A simple price check against our fair value estimate suggests significant upside, but this is heavily qualified. The primary valuation method for a company like GCM is the Price to Net Asset Value (P/NAV), which compares the company's market value to the estimated value of its main project. While a specific, up-to-date Net Present Value (NPV) is not publicly available, the sheer scale of the project implies a value many multiples of the current market capitalization (£18.36M). Developers at this stage often trade at a deep discount (e.g., 0.1x to 0.3x of their project's NPV) due to risks. Even a conservative valuation points to a stock price well above current levels if the project moves forward.
Traditional multiples like P/E are meaningless due to negative earnings. The Price-to-Book (P/B) ratio of ~0.39x (based on a £0.14 book value per share) seems low, but this is misleading. The balance sheet is dominated by £43.81M in intangible assets, which represent capitalized exploration costs. The tangible book value is negative, which is a significant risk. The most relevant multiple is Enterprise Value per tonne of resource.
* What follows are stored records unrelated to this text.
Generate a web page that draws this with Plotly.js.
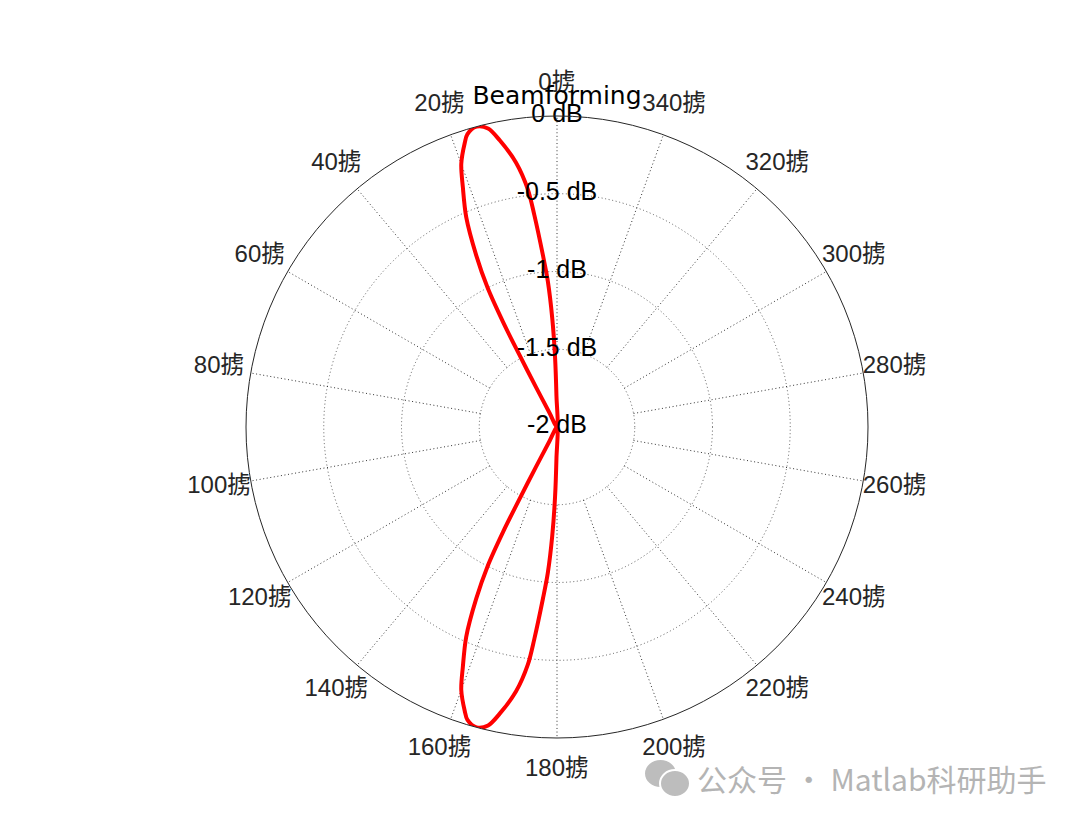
<!DOCTYPE html>
<html>
<head>
<meta charset="utf-8">
<script src="https://cdn.plot.ly/plotly-3.0.1.min.js"></script>
<style>html,body{margin:0;padding:0;background:#fff;}#chart{width:1080px;height:822px;}</style>
</head>
<body>
<div id="chart"></div>
<script>
// ---- data (angle in degrees, level in dB) ----
const thetaUpper = [0, 1.0, 1.6, 2.5, 3.6, 4.7, 6.1, 7.0, 8.8, 11.3, 13.0, 15.0, 17.0, 18.0, 20.0, 21.4, 23.4, 25.2, 26.5, 27.2, 27.5, 27.8, 28.0, 28.5];
const levelUpper = [-2, -1.8, -1.55, -1.3, -1.06, -0.89, -0.63, -0.46, -0.28, -0.12, -0.03, 0, -0.03, -0.08, -0.2, -0.34, -0.53, -0.78, -1.0, -1.24, -1.47, -1.71, -1.9, -2];
const thetaSide = [28.5, 151.5];
const levelSide = [-2, -2];
const thetaLower = [151.5, 152.0, 152.2, 152.5, 152.8, 153.5, 154.8, 156.6, 158.6, 160.0, 162.0, 163.0, 165.0, 167.0, 168.7, 171.2, 173.0, 173.9, 175.3, 176.4, 177.5, 178.4, 179.0, 180];
const levelLower = [-2, -1.9, -1.71, -1.47, -1.24, -1.0, -0.78, -0.53, -0.34, -0.2, -0.08, -0.03, 0, -0.03, -0.12, -0.28, -0.46, -0.63, -0.89, -1.06, -1.3, -1.55, -1.8, -2];
const thetaBack = [180, 270, 360];
const levelBack = [-2, -2, -2];

const angleTicks = [0, 20, 40, 60, 80, 100, 120, 140, 160, 180, 200, 220, 240, 260, 280, 300, 320, 340];
const angleLabels = ['0掳', '20掳', '40掳', '60掳', '80掳', '100掳', '120掳', '140掳', '160掳', '180掳', '200掳', '220掳', '240掳', '260掳', '280掳', '300掳', '320掳', '340掳'];
const radialTicks = [-2, -1.5, -1, -0.5, 0];
const radialLabels = ['-2 dB', '-1.5 dB', '-1 dB', '-0.5 dB', '0 dB'];

// ---- build traces ----
const rMin = radialTicks[0], rMax = radialTicks[radialTicks.length - 1];

const spokeTheta = [], spokeR = [];
angleTicks.forEach(a => { spokeTheta.push(a, a, null); spokeR.push(radialTicks[1], rMax, null); });

const FONT = 'Liberation Sans, Arial, Helvetica, sans-serif';
const RED = {color: '#ff0000', width: 4, shape: 'spline', smoothing: 0.9};

const traces = [
  {
    type: 'scatterpolar', mode: 'lines', theta: spokeTheta, r: spokeR,
    line: {color: '#333333', width: 1, dash: '1px,2.6px'}, hoverinfo: 'skip', connectgaps: false
  },
  {type: 'scatterpolar', mode: 'lines', theta: thetaUpper, r: levelUpper, line: RED, hoverinfo: 'skip'},
  {type: 'scatterpolar', mode: 'lines', theta: thetaSide, r: levelSide, line: {color: '#ff0000', width: 4}, hoverinfo: 'skip'},
  {type: 'scatterpolar', mode: 'lines', theta: thetaLower, r: levelLower, line: RED, hoverinfo: 'skip'},
  {type: 'scatterpolar', mode: 'lines', theta: thetaBack, r: levelBack, line: {color: '#ff0000', width: 4}, hoverinfo: 'skip'},
  {
    type: 'scatterpolar', mode: 'text', theta: radialTicks.map(() => 0), r: radialTicks,
    text: radialLabels, textposition: 'middle center', cliponaxis: false,
    textfont: {family: FONT, size: 25, color: '#000'}, hoverinfo: 'skip'
  },
  // angle labels live on a second, slightly larger, invisible polar frame with the same centre
  {
    type: 'scatterpolar', subplot: 'polar2', mode: 'text', theta: angleTicks, r: angleTicks.map(() => 1),
    text: angleLabels, textposition: 'middle center', cliponaxis: false,
    textfont: {family: FONT + ', Noto Sans CJK SC', size: 24, color: '#262626'}, hoverinfo: 'skip'
  }
];

// geometry: frame radius 311 px, label ring radius 343 px, centre (557, 427)
const M = {l: 34, r: 0, t: 84, b: 52};
const PW = 1080 - M.l - M.r, PH = 822 - M.t - M.b;
const R1 = 311, R2 = 343;
const domX = R => [0.5 - R / PW, 0.5 + R / PW];
const domY = R => [0.5 - R / PH, 0.5 + R / PH];
const px = v => (v - M.l) / PW;   // helpers for watermark placement
const py = v => (822 - M.b - v) / PH;

const layout = {
  width: 1080, height: 822,
  margin: {l: M.l, r: M.r, t: M.t, b: M.b, pad: 0},
  paper_bgcolor: '#ffffff',
  showlegend: false,
  hovermode: false,
  title: {
    text: 'Beamforming', x: 0.5, xref: 'paper', xanchor: 'center',
    y: 1 - 95 / 822, yref: 'container', yanchor: 'middle',
    font: {family: 'DejaVu Sans, sans-serif', size: 25, color: '#000'}
  },
  polar: {
    domain: {x: domX(R1), y: domY(R1)},
    bgcolor: 'rgba(0,0,0,0)',
    angularaxis: {
      rotation: 90, direction: 'counterclockwise',
      tickmode: 'array', tickvals: angleTicks, ticktext: angleLabels,
      showticklabels: false,
      showgrid: false, showline: true, linecolor: '#262626', linewidth: 1,
      ticks: ''
    },
    radialaxis: {
      range: [rMin, rMax], tickmode: 'array', tickvals: radialTicks,
      showticklabels: false, ticks: '', showline: false,
      gridcolor: '#5a5a5a', griddash: '1px,2.6px', gridwidth: 1
    }
  },
  polar2: {
    domain: {x: domX(R2), y: domY(R2)},
    bgcolor: 'rgba(0,0,0,0)',
    angularaxis: {rotation: 90, direction: 'counterclockwise', showticklabels: false, showgrid: false, showline: false, ticks: ''},
    radialaxis: {range: [0, 1], showticklabels: false, showgrid: false, showline: false, ticks: ''}
  },
  shapes: [
    {type: 'circle', xref: 'paper', yref: 'paper', x0: px(645), x1: px(676), y0: py(787), y1: py(760), fillcolor: '#bdbdbd', line: {width: 0}},
    {type: 'circle', xref: 'paper', yref: 'paper', x0: px(660), x1: px(690), y0: py(797), y1: py(770), fillcolor: '#bdbdbd', line: {color: '#ffffff', width: 2}}
  ],
  annotations: [
    {
      text: '公众号 · Matlab科研助手', xref: 'paper', yref: 'paper',
      x: px(695), y: py(778), xanchor: 'left', yanchor: 'middle', showarrow: false,
      font: {family: 'Noto Sans CJK SC, sans-serif', size: 30, color: '#b4b4b4'}
    }
  ]
};

Plotly.newPlot('chart', traces, layout, {displayModeBar: false, staticPlot: true});
</script>
</body>
</html>
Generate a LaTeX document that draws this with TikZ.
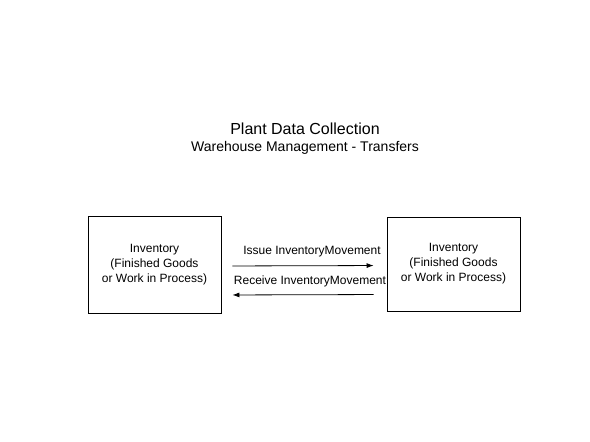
\documentclass[tikz,border=0pt]{standalone}
\usepackage{fontspec}
\setmainfont{Liberation Sans}
\usetikzlibrary{arrows.meta,positioning}

\begin{document}
\begin{tikzpicture}[x=1pt,y=-1pt,
    box/.style={draw,thick,minimum width=133pt,align=center,font=\fontsize{12}{15}\selectfont},
    flow/.style={-{Latex[length=7pt,width=5pt]},thick},
    lbl/.style={font=\fontsize{12}{14}\selectfont,inner sep=0pt}]
      \useasboundingbox (0,0) rectangle (590,442);
      \node (title) at (305,129) {\fontsize{16}{18}\selectfont Plant Data Collection};
      \node (sub) [below=3pt of title.south,inner sep=0pt] {\fontsize{14}{16}\selectfont Warehouse Management - Transfers};
      \node[box,minimum height=97pt] (src) at (154.5,264.5) {Inventory\\(Finished Goods\\or Work in Process)};
      \node[box,minimum height=94pt] (dst) at (453.5,264) {Inventory\\(Finished Goods\\or Work in Process)};
      \draw[flow,shorten <=11pt,shorten >=13pt] ([yshift=-1.5pt]src.east) -- ([yshift=-1.5pt]dst.west)
        node[lbl,midway,above=8pt,xshift=8pt] {Issue InventoryMovement};
      \draw[flow,shorten <=13pt,shorten >=11pt] ([yshift=-30.5pt]dst.west) -- ([yshift=-30.5pt]src.east)
        node[lbl,midway,above=7pt,xshift=6pt] {Receive InventoryMovement};
    \end{tikzpicture}
\end{document}
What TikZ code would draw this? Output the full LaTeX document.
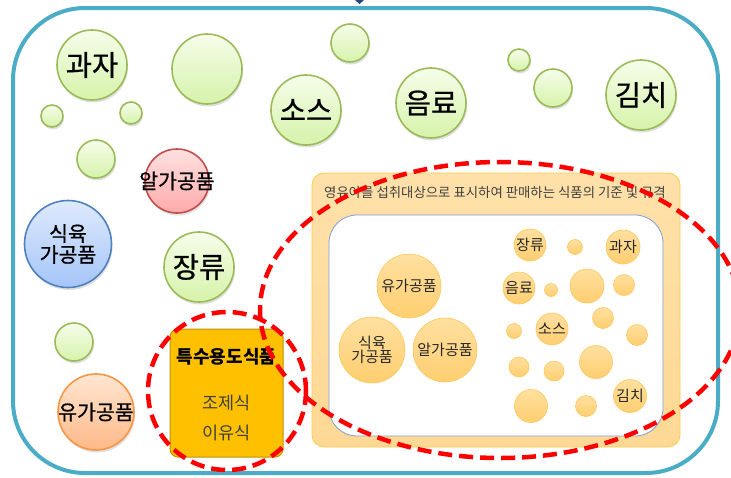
\documentclass[tikz,border=0pt]{standalone}
\usepackage{fontspec}
\setmainfont{Noto Sans CJK KR}
\newfontfamily\krh[FakeBold=0.8]{Noto Sans CJK KR}
\usetikzlibrary{shadows}
\definecolor{frameC}{RGB}{75,172,198}
\definecolor{grnB}{RGB}{155,187,89}
\definecolor{grnT}{RGB}{246,253,234}
\definecolor{grnM}{RGB}{214,243,170}
\definecolor{redB}{RGB}{192,80,77}
\definecolor{redT}{RGB}{255,225,225}
\definecolor{redM}{RGB}{255,170,170}
\definecolor{bluB}{RGB}{79,129,189}
\definecolor{bluT}{RGB}{222,234,253}
\definecolor{bluM}{RGB}{165,197,248}
\definecolor{orgB}{RGB}{247,150,70}
\definecolor{orgT}{RGB}{255,230,210}
\definecolor{orgM}{RGB}{255,185,135}
\definecolor{boxF}{RGB}{255,192,0}
\definecolor{boxB}{RGB}{191,144,0}
\definecolor{panF}{RGB}{255,217,148}
\definecolor{panB}{RGB}{255,200,80}
\definecolor{innB}{RGB}{127,159,208}
\definecolor{ocT}{RGB}{255,224,160}
\definecolor{ocM}{RGB}{255,206,112}
\definecolor{ocB}{RGB}{255,200,90}
\definecolor{txtG}{RGB}{64,64,64}
\definecolor{arrC}{RGB}{31,73,125}
\begin{document}
\begin{tikzpicture}[x=1pt,y=-1pt,
  shad/.style={drop shadow={opacity=0.25, shadow xshift=1pt, shadow yshift=-2.5pt}},
  gc/.style={circle, draw=grnB, line width=1.6pt, top color=grnT, bottom color=grnM, inner sep=0pt, shad},
  bigtxt/.style={font=\krh\fontsize{28.5}{30}\selectfont},
  midtxt/.style={font=\krh\fontsize{20.5}{23}\selectfont},
  oc/.style={circle, draw=ocB, line width=0.6pt, top color=ocT, bottom color=ocM, inner sep=0pt, text=black!85},
  octxt/.style={font=\fontsize{15}{17}\selectfont},
  reddash/.style={draw=red, line width=4.5pt, dash pattern=on 14pt off 7pt}
]
\useasboundingbox (0,0) rectangle (731,477);
\clip (0,0) rectangle (731,477);
% top arrow tip
\fill[arrC] (355,0) -- (364,0) -- (359.5,4) -- cycle;
% outer frame
\draw[frameC, line width=4pt, rounded corners=72pt] (13,8) rectangle (718,473);

% green circles
\node[gc, minimum size=70pt, bigtxt] (gwaja) at (92,65) {과자};
\node[gc, minimum size=70pt] (g1) at (207,69) {};
\node[gc, minimum size=38pt] (g2) at (350,43) {};
\node[gc, minimum size=70pt, bigtxt] (sos) at (306,110) {소스};
\node[gc, minimum size=22pt] (g3) at (52,116) {};
\node[gc, minimum size=22pt] (g4) at (131,113) {};
\node[gc, minimum size=38pt] (g5) at (96,159) {};
\node[gc, minimum size=70pt, bigtxt] (eumryo) at (431,103) {음료};
\node[gc, minimum size=22pt] (g6) at (519,60) {};
\node[gc, minimum size=38pt] (g7) at (553,88) {};
\node[gc, minimum size=70pt, bigtxt] (kimchi) at (641,95) {김치};
\node[gc, minimum size=70pt, bigtxt] (jang) at (199,267) {장류};
\node[gc, minimum size=38pt] (g8) at (74,342) {};

\node[circle, draw=redB, line width=1.6pt, top color=redT, bottom color=redM, inner sep=0pt, shad,
  minimum size=64pt] (egg) at (177,181) {};
\node[midtxt] (eggt) at (177,181) {알가공품};
\node[circle, draw=bluB, line width=1.6pt, top color=bluT, bottom color=bluM, inner sep=0pt, shad,
  minimum size=87pt, midtxt, align=center] (meat) at (68,244) {식육\\[-2pt]가공품};
\node[circle, draw=orgB, line width=1.6pt, top color=orgT, bottom color=orgM, inner sep=0pt, shad,
  minimum size=76pt] (milk) at (96,412) {};
\node[midtxt] (milkt) at (96,412) {유가공품};

% special-purpose food box
\node[draw=boxB, line width=1pt, fill=boxF, rounded corners=8pt, minimum width=113pt, minimum height=128pt, inner sep=0pt] (spec) at (226.5,393) {};
\node[font=\fontsize{18}{20}\selectfont\bfseries] (spect) at (226.5,357) {특수용도식품};
\node[font=\fontsize{17.5}{20}\selectfont, text=txtG] (jojesik) at (226.5,403) {조제식};
\node[font=\fontsize{17.5}{20}\selectfont, text=txtG] (iyusik) at (226.5,433) {이유식};

% infant food panel
\node[draw=panB, line width=0.8pt, top color=panF!80!white, bottom color=panF, rounded corners=12pt, minimum width=368pt, minimum height=274pt, inner sep=0pt] (panel) at (496,310) {};
\node[font=\fontsize{13.4}{15}\selectfont, text=txtG] (ptitle) at (495,192) {영유아를 섭취대상으로 표시하여 판매하는 식품의 기준 및 규격};
\node[draw=innB, line width=0.8pt, fill=white, rounded corners=28pt, minimum width=334pt, minimum height=221pt, inner sep=0pt] (inner) at (496,325.5) {};

% inner circles
\node[oc, minimum size=64pt, octxt] (i1) at (409,286) {유가공품};
\node[oc, minimum size=66pt, octxt, align=center] (i2) at (372,350) {식육\\[-3pt]가공품};
\node[oc, minimum size=64pt, octxt] (i3) at (445,350) {알가공품};
\node[oc, minimum size=32pt, octxt] (i4) at (530,245) {장류};
\node[oc, minimum size=15pt] (i5) at (575,247) {};
\node[oc, minimum size=34pt, octxt] (i6) at (623,247) {과자};
\node[oc, minimum size=32pt, octxt] (i7) at (519,288) {음료};
\node[oc, minimum size=13pt] (i8) at (551,290) {};
\node[oc, minimum size=34pt] (i9) at (587,286) {};
\node[oc, minimum size=21pt] (i10) at (624,285) {};
\node[oc, minimum size=21pt] (i11) at (603,318) {};
\node[oc, minimum size=15pt] (i12) at (514,331) {};
\node[oc, minimum size=32pt, octxt] (i13) at (552,329) {소스};
\node[oc, minimum size=21pt] (i14) at (637,335) {};
\node[oc, minimum size=20pt] (i15) at (519,367) {};
\node[oc, minimum size=20pt] (i16) at (554,371) {};
\node[oc, minimum size=33pt] (i17) at (596,362) {};
\node[oc, minimum size=33pt] (i18) at (531,406) {};
\node[oc, minimum size=21pt] (i19) at (586,406) {};
\node[oc, minimum size=33pt, octxt] (i20) at (630,396) {김치};

% red dashed highlights
\draw[reddash] (227,391) circle (79);
\draw[reddash] (500,310) ellipse (240 and 148);
\end{tikzpicture}
\end{document}
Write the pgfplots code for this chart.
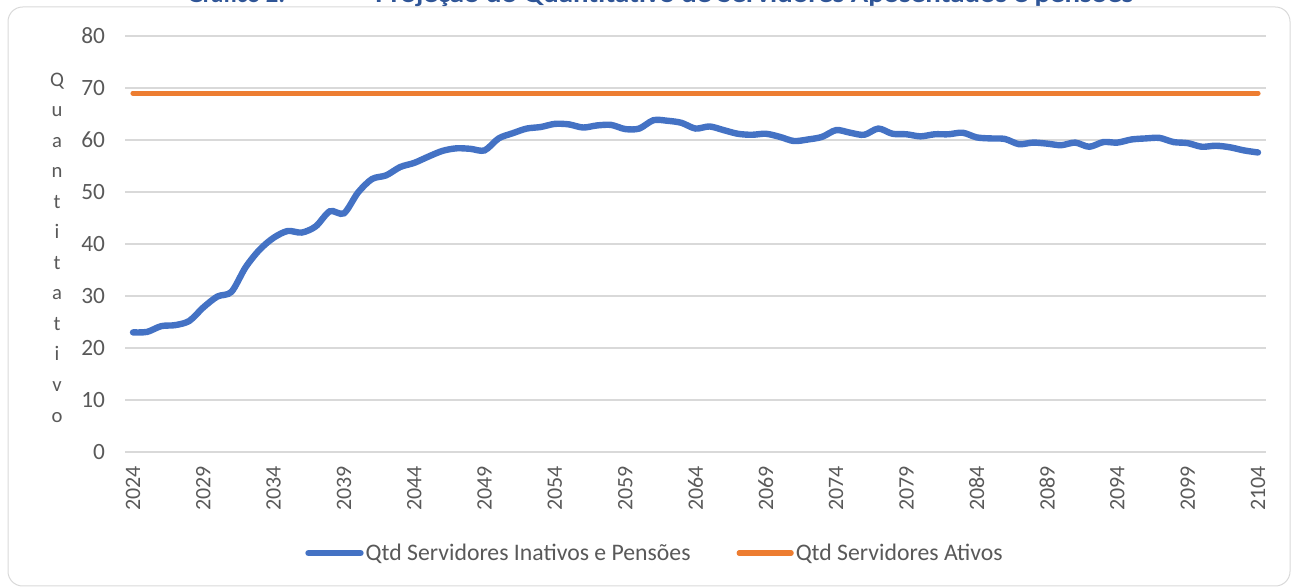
\documentclass[border=0pt]{standalone}
\usepackage{fontspec}
\setmainfont{Carlito}
\usepackage{pgfplots}
\pgfplotsset{compat=1.18}
\definecolor{cblue}{HTML}{4472C4}
\definecolor{corange}{HTML}{ED7D31}
\definecolor{ctext}{HTML}{595959}
\definecolor{cgrid}{HTML}{D9D9D9}
\definecolor{ctitle}{HTML}{2F5597}
\begin{document}
\begin{tikzpicture}
\path[use as bounding box] (0,0) rectangle (970.5pt,441pt);
\draw[cgrid, line width=0.75pt, rounded corners=11pt] (6pt,1.5pt) rectangle (967.5pt,435.75pt);
\node[anchor=base west, inner sep=0pt, text=ctitle, font=\fontsize{18.5}{22}\selectfont\bfseries] at (140.25pt,438.75pt) {Gráfico 2:};
\node[anchor=base west, inner sep=0pt, text=ctitle, font=\fontsize{18.5}{22}\selectfont\bfseries] at (281.25pt,438.75pt) {\scalebox{1.17}[1]{Projeção do Quantitativo de Servidores Aposentados e pensões}};
\begin{axis}[
  at={(93.75pt,102pt)}, anchor=south west,
  width=855.75pt, height=312pt, scale only axis,
  xmin=2023.43, xmax=2104.57, ymin=0, ymax=80,
  xtick={2024,2029,...,2104}, ytick={0,10,...,80},
  axis line style={draw=none},
  major tick style={draw=none},
  ymajorgrids=true,
  major grid style={draw=cgrid, line width=0.9pt},
  /pgf/number format/assume math mode=true,
  /pgf/number format/1000 sep={},
  xticklabel style={rotate=90, anchor=east, font=\fontsize{16.5}{19}\selectfont, text=ctext, xshift=-7pt},
  yticklabel style={font=\fontsize{17.5}{20}\selectfont, text=ctext, xshift=-11.5pt},
  ylabel={Q\\u\\a\\n\\t\\i\\t\\a\\t\\i\\v\\o},
  ylabel style={rotate=-90, at={(axis description cs:-0.0596,0.4916)}, anchor=center, align=center, font=\fontsize{15.5}{22.9}\selectfont, text=ctext},
  legend columns=2,
  legend style={draw=none, at={(axis description cs:0.4645,-0.243)}, anchor=center,
    font=\fontsize{17.8}{20}\selectfont, text=ctext,
    nodes={inner xsep=1.5pt},
    /tikz/every even column/.append style={column sep=33pt}},
  legend image code/.code={\draw[#1, line cap=round] (0pt,0pt) -- (39pt,0pt);},
]
\addplot[cblue, line width=4.8pt, smooth, tension=0.5, line cap=round] coordinates {
(2024,23.0) (2025,23.1) (2026,24.2) (2027,24.4) (2028,25.2) (2029,27.8) (2030,29.9)
(2031,30.8) (2032,35.5) (2033,38.9) (2034,41.2) (2035,42.5) (2036,42.2) (2037,43.4)
(2038,46.3) (2039,45.9) (2040,49.9) (2041,52.5) (2042,53.2) (2043,54.8) (2044,55.6)
(2045,56.8) (2046,57.9) (2047,58.4) (2048,58.3) (2049,58.0) (2050,60.3) (2051,61.3)
(2052,62.2) (2053,62.5) (2054,63.1) (2055,63.0) (2056,62.4) (2057,62.8) (2058,62.9)
(2059,62.1) (2060,62.2) (2061,63.8) (2062,63.7) (2063,63.3) (2064,62.2) (2065,62.6)
(2066,61.9) (2067,61.2) (2068,61.0) (2069,61.2) (2070,60.6) (2071,59.8) (2072,60.1)
(2073,60.6) (2074,61.9) (2075,61.4) (2076,61.0) (2077,62.2) (2078,61.2) (2079,61.1)
(2080,60.7) (2081,61.1) (2082,61.1) (2083,61.4) (2084,60.5) (2085,60.3) (2086,60.2)
(2087,59.2) (2088,59.5) (2089,59.3) (2090,59.0) (2091,59.5) (2092,58.7) (2093,59.6)
(2094,59.5) (2095,60.1) (2096,60.3) (2097,60.4) (2098,59.6) (2099,59.4) (2100,58.7)
(2101,58.9) (2102,58.6) (2103,58.0) (2104,57.6)
};
\addlegendentry{Qtd Servidores Inativos e Pensões}
\addplot[corange, line width=3.9pt, line cap=round] coordinates {(2024,69) (2104,69)};
\addlegendentry{Qtd Servidores Ativos}
\end{axis}
\end{tikzpicture}
\end{document}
With an EV of £23M and a resource of 572 million tonnes, the EV/tonne is just £0.04. This is extremely low, suggesting the market is pricing in a very high probability of failure.
Ultimately, the analysis triangulates to a single point: the valuation is a direct bet on the Phulbari project's approval. The asset-based approach, focusing on the vast resource and potential project value, is the only meaningful method. We weight this approach at 100%. If the project is approved, the company's value would be multiples of its current price. If it is not, the current share price may be difficult to sustain. Based on the enormous gap between the in-ground resource value and the current market price, the stock appears deeply undervalued, with the caveat that this value is locked behind significant political hurdles in Bangladesh.